_TASK REQUIREMENTS_. Pictures stay out of the copy; restate everything else in the material exactly.

# # # #

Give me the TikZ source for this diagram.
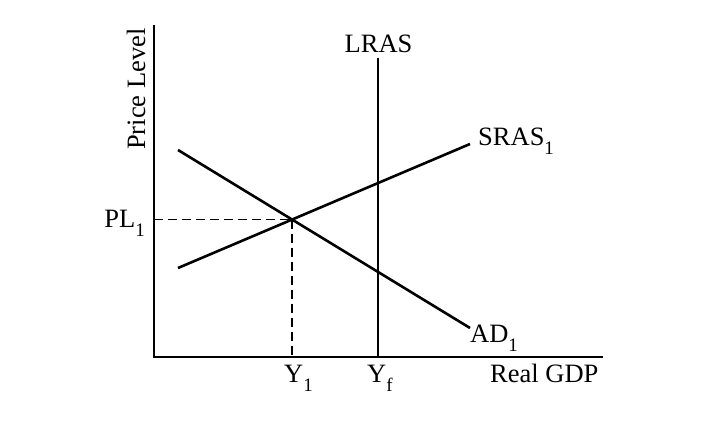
\documentclass[tikz,border=0pt]{standalone}
\usepackage{fontspec}
\setmainfont{Liberation Serif}
\usetikzlibrary{intersections}
\newcommand\lsub[1]{\raisebox{-9pt}{\fontsize{19}{19}\selectfont #1}}
\tikzset{
  axisline/.style={line width=2.6pt},
  curve/.style={line width=2.6pt},
  lrasline/.style={line width=1.9pt},
  guide/.style={line width=1.3pt, dash pattern=on 9pt off 5pt},
  lbl/.style={inner sep=0pt, font=\fontsize{26.5}{28}\selectfont}
}
\begin{document}
\begin{tikzpicture}[x=1pt,y=1pt]
\useasboundingbox (0,0) rectangle (711,423);
% axes
\coordinate (ytop) at (154,398);
\coordinate (O) at (154,66);
\coordinate (xend) at (603,66);
\draw[axisline] (ytop) -- (O) -- (xend);
% curves
\coordinate (ad0) at (178,273);
\coordinate (ad1) at (470,95);
\coordinate (sr0) at (178,155);
\coordinate (sr1) at (470,279);
\draw[curve, name path=AD] (ad0) -- (ad1);
\draw[curve, name path=SRAS] (sr0) -- (sr1);
\path[name intersections={of=AD and SRAS, by=E}];
% LRAS
\coordinate (lr0) at (378,365);
\coordinate (lr1) at (378,66);
\draw[lrasline] (lr0) -- (lr1);
% guides
\coordinate (Ey) at (O |- E);
\coordinate (Ex) at (E |- O);
\draw[guide] (Ey) -- (E);
\draw[guide] (E) -- (Ex);
% labels
\node[lbl, anchor=base] (lras) at (378.5,370) {LRAS};
\node[lbl, anchor=base west] (sras) at (478,277) {SRAS\lsub{1}};
\node[lbl, anchor=base west] (ad) at (470,81) {AD\lsub{1}};
\node[lbl, anchor=base east] (pl) at (145,195) {PL\lsub{1}};
\node[lbl, anchor=base west] (y1) at (284,41) {Y\lsub{1}};
\node[lbl, anchor=base west] (yf) at (367,41) {Y\lsub{f}};
\node[lbl, anchor=base west] (gdp) at (490,41) {Real GDP};
\node[lbl, anchor=base west, rotate=90] (pricelvl) at (145,273) {Price Level};
\end{tikzpicture}
\end{document}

# # # #

_SOLUTION TO THIS EXERCISE_.
Give me the TikZ source for this diagram.
\documentclass[tikz,border=0pt]{standalone}
\usepackage{fontspec}
\setmainfont{Liberation Serif}
\usetikzlibrary{intersections}
\newcommand\lsub[1]{\raisebox{-9pt}{\fontsize{19}{19}\selectfont #1}}
\tikzset{
  axisline/.style={line width=2.6pt},
  curve/.style={line width=2.6pt},
  lrasline/.style={line width=1.9pt},
  guide/.style={line width=1.3pt, dash pattern=on 9pt off 5pt},
  lbl/.style={inner sep=0pt, font=\fontsize{26.5}{28}\selectfont}
}
\begin{document}
\begin{tikzpicture}[x=1pt,y=1pt]
\useasboundingbox (0,0) rectangle (711,423);
% axes
\coordinate (ytop) at (154,398);
\coordinate (O) at (154,66);
\coordinate (xend) at (603,66);
\draw[axisline] (ytop) -- (O) -- (xend);
% curves
\coordinate (ad0) at (178,273);
\coordinate (ad1) at (470,95);
\coordinate (sr0) at (178,155);
\coordinate (sr1) at (470,279);
\draw[curve, name path=AD] (ad0) -- (ad1);
\draw[curve, name path=SRAS] (sr0) -- (sr1);
\path[name intersections={of=AD and SRAS, by=E}];
% LRAS
\coordinate (lr0) at (378,365);
\coordinate (lr1) at (378,66);
\draw[lrasline] (lr0) -- (lr1);
% guides
\coordinate (Ey) at (O |- E);
\coordinate (Ex) at (E |- O);
\draw[guide] (Ey) -- (E);
\draw[guide] (E) -- (Ex);
% labels
\node[lbl, anchor=base] (lras) at (378.5,370) {LRAS};
\node[lbl, anchor=base west] (sras) at (478,277) {SRAS\lsub{1}};
\node[lbl, anchor=base west] (ad) at (470,81) {AD\lsub{1}};
\node[lbl, anchor=base east] (pl) at (145,195) {PL\lsub{1}};
\node[lbl, anchor=base west] (y1) at (284,41) {Y\lsub{1}};
\node[lbl, anchor=base west] (yf) at (367,41) {Y\lsub{f}};
\node[lbl, anchor=base west] (gdp) at (490,41) {Real GDP};
\node[lbl, anchor=base west, rotate=90] (pricelvl) at (145,273) {Price Level};
\end{tikzpicture}
\end{document}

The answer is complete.